3. **Calculate the 'stretching factor':** Imagine taking a tiny flat square on our ground circle. When we lift this square up onto the wavy surface, it gets stretched out because the surface is curved. The amount it stretches is given by a special formula: $\sqrt{1 + (\text{slope in x-dir})^2 + (\text{slope in y-dir})^2}$. Plugging in our slopes, this becomes $\sqrt{1 + y^2 + x^2}$. This factor tells us how much bigger a tiny piece of the surface is compared to its flat projection on the ground.

4. **Set up the 'summing up' (integral) for the area:** To find the total area, we need to 'add up' all these tiny stretched pieces over our entire circular region. Since our region is a circle, it's super helpful to switch to 'polar coordinates'. Instead of $x$ and $y$, we use $r$ (for radius) and $\theta$ (for angle).
* In polar coordinates, $x^2 + y^2$ is simply $r^2$. So, our stretching factor becomes $\sqrt{1 + r^2}$.
* A tiny area piece in polar coordinates is not just $dr d\theta$, but $r \, dr \, d\theta$. So we are adding up $\sqrt{1+r^2} \cdot r \, dr \, d\theta$.
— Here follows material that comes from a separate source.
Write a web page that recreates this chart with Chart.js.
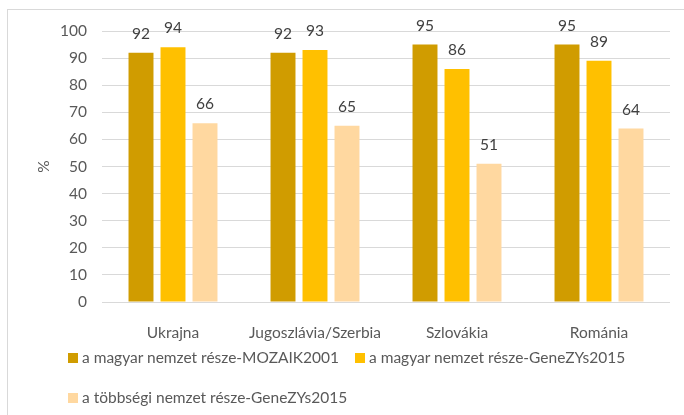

5. **Perform the calculation:** Now, we do the 'summing up' (which is called integration in math!). We sum from $r=0$ to $r=1$ (because our circle has a radius of 1) and from $\theta=0$ to $\theta=2\pi$ (to go all the way around the circle).
* First, we sum with respect to $r$: $\int_0^1 \sqrt{1 + r^2} \cdot r \, dr$. We can make this easier by letting $u = 1+r^2$. Then, when you take a tiny change ($du$), it's $2r$ times a tiny change ($dr$). So $r \, dr$ is $\frac{1}{2} du$. This makes the integral into $\int \frac{1}{2}\sqrt{u} \, du$. After doing the math, this comes out to $\frac{1}{3} (1+r^2)^{3/2}$.
* Now, we put in our $r$ values (from $0$ to $1$): $\frac{1}{3} [(1+1^2)^{3/2} - (1+0^2)^{3/2}] = \frac{1}{3} (2^{3/2} - 1^{3/2}) = \frac{1}{3} (2\sqrt{2} - 1)$.
* Next, we sum this result with respect to $\theta$: $\int_0^{2\pi} \frac{1}{3} (2\sqrt{2} - 1) \, d\theta$. Since the part we just calculated doesn't depend on $\theta$, we just multiply it by the range of $\theta$, which is $2\pi$. So, $\frac{1}{3} (2\sqrt{2} - 1) \times 2\pi$.

6. **State the final answer:** Putting it all together, the area of the surface is $\frac{2\pi}{3}(2\sqrt{2} - 1)$.